Chafe explains how personal experiences with his own home repairs sparked his reflection on marriage. “We renovated our kitchen, at about four times the amount we expected to pay, and fought non-stop all the way through. The play isn’t quite just me writing down verbatim the lines we yelled at each other, but maybe close.”
He recognizes that, as metaphor, the house is the centre of most conventional marriages and the kitchen a centre of family life. Houses are also an expensive part of most marriages, and he guesses finances are the cause of more marital problems than infidelity.
“It’s just a truth of marriage (and reality television) that we repeatedly think it’ll be easier to renovate our cabinets than take care of our marriage,” he says. “Who doesn’t have a story of the attempt to renovate the house that nearly ended in divorce?”
In his play, Chafe portrays marriage as both ordinary and complex.

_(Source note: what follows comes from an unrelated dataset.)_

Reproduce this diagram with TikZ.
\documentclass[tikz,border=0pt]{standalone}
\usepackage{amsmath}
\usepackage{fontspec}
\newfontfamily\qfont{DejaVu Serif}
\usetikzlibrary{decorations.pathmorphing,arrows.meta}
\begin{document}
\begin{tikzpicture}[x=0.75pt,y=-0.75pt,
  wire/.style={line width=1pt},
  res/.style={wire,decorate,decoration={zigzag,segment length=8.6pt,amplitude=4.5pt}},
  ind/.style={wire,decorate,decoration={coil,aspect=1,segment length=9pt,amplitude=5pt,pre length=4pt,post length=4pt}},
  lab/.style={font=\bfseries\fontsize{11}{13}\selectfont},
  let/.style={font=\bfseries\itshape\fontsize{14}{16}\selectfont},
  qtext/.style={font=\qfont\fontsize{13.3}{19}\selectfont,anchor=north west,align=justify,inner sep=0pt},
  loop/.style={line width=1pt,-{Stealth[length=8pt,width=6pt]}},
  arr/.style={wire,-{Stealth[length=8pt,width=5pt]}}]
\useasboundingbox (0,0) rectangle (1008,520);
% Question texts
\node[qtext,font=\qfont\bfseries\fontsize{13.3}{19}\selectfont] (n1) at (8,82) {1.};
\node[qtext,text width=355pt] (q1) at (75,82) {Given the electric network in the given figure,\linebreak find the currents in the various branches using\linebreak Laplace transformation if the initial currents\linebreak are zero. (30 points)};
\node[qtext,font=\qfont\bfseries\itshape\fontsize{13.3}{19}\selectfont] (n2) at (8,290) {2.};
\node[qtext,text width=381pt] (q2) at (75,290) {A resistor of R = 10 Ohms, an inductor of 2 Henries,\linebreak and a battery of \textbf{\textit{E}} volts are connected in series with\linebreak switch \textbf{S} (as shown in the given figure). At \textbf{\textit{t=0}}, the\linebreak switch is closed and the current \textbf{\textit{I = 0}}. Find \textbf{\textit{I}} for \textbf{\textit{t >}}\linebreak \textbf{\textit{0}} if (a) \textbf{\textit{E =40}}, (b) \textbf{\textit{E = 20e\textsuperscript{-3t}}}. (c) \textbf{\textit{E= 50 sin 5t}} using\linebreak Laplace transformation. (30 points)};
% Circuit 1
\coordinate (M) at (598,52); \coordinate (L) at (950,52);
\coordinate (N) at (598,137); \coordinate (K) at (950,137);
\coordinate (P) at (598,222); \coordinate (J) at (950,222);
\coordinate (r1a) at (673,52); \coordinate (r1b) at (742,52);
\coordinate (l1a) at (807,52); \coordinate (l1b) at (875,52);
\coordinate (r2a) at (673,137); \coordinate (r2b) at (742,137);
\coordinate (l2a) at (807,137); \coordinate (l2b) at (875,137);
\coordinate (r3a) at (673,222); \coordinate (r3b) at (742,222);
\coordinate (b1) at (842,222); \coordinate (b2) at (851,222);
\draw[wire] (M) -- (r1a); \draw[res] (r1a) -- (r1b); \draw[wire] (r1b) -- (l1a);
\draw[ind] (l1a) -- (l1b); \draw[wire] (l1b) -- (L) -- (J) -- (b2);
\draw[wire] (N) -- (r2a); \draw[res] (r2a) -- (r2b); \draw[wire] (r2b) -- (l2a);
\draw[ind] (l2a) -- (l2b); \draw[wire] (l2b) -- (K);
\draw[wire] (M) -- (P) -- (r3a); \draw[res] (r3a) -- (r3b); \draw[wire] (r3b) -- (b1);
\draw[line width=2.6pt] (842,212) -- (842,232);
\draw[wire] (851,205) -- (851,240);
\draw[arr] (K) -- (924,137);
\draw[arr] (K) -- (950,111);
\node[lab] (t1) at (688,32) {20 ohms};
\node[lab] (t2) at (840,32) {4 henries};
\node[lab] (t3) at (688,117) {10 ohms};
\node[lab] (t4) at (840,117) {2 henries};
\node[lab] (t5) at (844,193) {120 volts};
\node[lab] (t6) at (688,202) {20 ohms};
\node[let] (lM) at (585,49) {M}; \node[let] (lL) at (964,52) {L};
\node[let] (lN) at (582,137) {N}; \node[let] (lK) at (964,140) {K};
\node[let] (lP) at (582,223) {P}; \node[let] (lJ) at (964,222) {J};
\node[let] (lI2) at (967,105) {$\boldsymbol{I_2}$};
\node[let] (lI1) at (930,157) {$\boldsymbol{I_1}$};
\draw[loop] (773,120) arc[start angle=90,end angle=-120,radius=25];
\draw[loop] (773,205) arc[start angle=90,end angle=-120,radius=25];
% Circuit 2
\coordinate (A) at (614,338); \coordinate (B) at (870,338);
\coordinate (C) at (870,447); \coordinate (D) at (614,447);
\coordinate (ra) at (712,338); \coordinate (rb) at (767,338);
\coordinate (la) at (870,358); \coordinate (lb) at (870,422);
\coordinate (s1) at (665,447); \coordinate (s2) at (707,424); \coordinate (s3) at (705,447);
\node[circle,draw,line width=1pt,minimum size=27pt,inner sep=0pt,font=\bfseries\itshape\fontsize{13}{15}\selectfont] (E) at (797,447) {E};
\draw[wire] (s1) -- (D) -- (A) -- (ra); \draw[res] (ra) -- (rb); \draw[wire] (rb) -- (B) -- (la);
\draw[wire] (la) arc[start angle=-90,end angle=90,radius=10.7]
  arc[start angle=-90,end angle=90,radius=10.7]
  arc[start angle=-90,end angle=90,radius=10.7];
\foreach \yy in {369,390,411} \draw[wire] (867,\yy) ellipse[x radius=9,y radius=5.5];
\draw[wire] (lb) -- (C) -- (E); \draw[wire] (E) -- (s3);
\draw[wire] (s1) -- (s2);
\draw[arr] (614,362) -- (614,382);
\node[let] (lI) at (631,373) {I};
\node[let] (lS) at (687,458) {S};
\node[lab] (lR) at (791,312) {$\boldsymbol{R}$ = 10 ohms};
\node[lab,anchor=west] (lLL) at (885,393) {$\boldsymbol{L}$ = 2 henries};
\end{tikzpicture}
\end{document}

Ordinary in the sense that both the older long-married couple and the young newly engaged couple see marriage as a normal state of being. For the young couple, marriage is seen as a natural next step. For the older couple, marriage is a comfortable habit.
“But from simple beginnings, how can any marriage not immediately become complex?” says Chafe. “In North America it begins with love, then quickly ties in a deeply entwined economic relationship with commitments to jobs – the ‘old as time’ marital obligation of putting bread on the table – with mortgages, debt, vacation, and renovation, plus kids, resentments, obligations, co-dependencies, and other manipulations all piled on top of each other. And if we’re lucky – and/or comical – back to love.”
Both couples in the play raise challenging questions about lifelong commitments. “What does it mean to say you will love someone forever, I want to live with you for the rest of my life? How can we possibly know that, no matter what age we are? Is that a bold and wilful lie, is it bragging, is it the ultimate sales job, is it self-delusion? And yet it’s still the starting point for one of our society’s central institutions,” Chafe says.
The play is, he says, “a personal response of shock and disbelief that, after all the experience of the last 50 years or more of the contemporary disposability of marriage, people still get married at all.”
At the same time, Chafe is still with his wife for going on 30 years, so somehow it’s working for them. He says, “This disconnect between what we believe and how we behave, all in the face of the apparent reality around us, I think, makes good stuff for comedy, as it always has.”